Deep Dive: How the Court Reached Its Decision
Court's Reasoning on Temporary Injunction
The Court of Appeals of Georgia determined that the trial court's grant of a temporary injunction to Sherman & Hemstreet, Inc. (S&H) against Michael Parnell was problematic due to the inadequate verification of S&H's complaint and motion. A temporary injunction serves to maintain the status quo before a final judgment, but it requires that the supporting documents are properly verified. The court noted that S&H's motion for a temporary injunction lacked a positive verification; it merely stated that the facts were true "to the best of [the affiant's] knowledge," which did not meet the legal standard. The court emphasized that a verification must be definitive rather than based on belief; thus, S&H's motion did not satisfy the necessary requirements for injunctive relief. Furthermore, the trial court had not adequately acknowledged or addressed the verification issue raised by Parnell, thereby failing to consider whether S&H's lack of proper verification rendered the motion invalid. The Court of Appeals concluded that the trial court's oversight necessitated vacating the injunction and remanding the case for further examination of this critical procedural defect.

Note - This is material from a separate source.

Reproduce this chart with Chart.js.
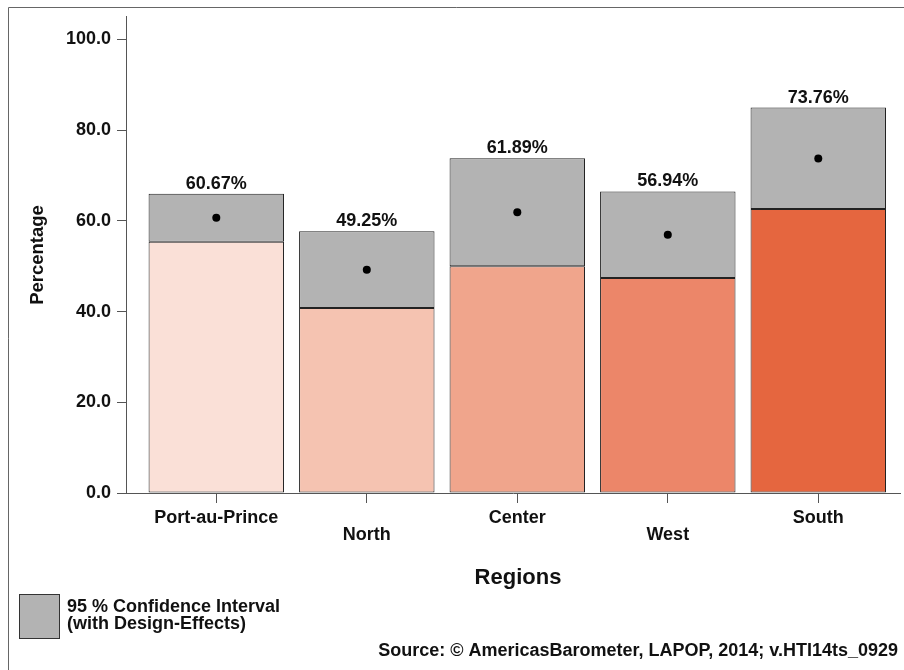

Court's Reasoning on Tortious Interference
Regarding the tortious interference claim against the RE/MAX parties, the Court of Appeals found that S&H failed to establish a fundamental element of the claim: that the RE/MAX parties were "strangers" to the business relationship between Parnell and S&H. For a tortious interference claim to succeed, it is essential that the defendant be a party outside of the contractual relationship; however, the court noted that the RE/MAX parties were not strangers. The complaint alleged that the RE/MAX parties hired Parnell to perform similar services as he had done for S&H and conspired with him in violating the non-competition agreement. This involvement indicated that the RE/MAX parties had a legitimate interest in Parnell's actions, undermining the argument that they were outsiders to the contract. The court ruled that the trial court erred by denying the RE/MAX parties' motion to dismiss Count 2, as S&H's allegations did not satisfy the necessary criteria for a claim of tortious interference. Therefore, the court reversed the trial court's decision and remanded the case for further proceedings, emphasizing the need for a proper legal foundation in such claims.
Conclusion of the Court
The Court of Appeals ultimately reversed in part and vacated in part the trial court's decisions regarding both the temporary injunction and the tortious interference claim. The court found that the trial court had abused its discretion in granting the temporary injunction due to the lack of proper verification and failure to address this issue adequately. Additionally, the court concluded that the RE/MAX parties could not be held liable for tortious interference since they were not strangers to the business relationship that S&H claimed was disrupted. This ruling underscored the importance of adhering to procedural requirements in seeking injunctive relief and establishing elements for tortious interference claims. The case was remanded for further proceedings, allowing the trial court to reconsider the issues raised under the appropriate legal standards.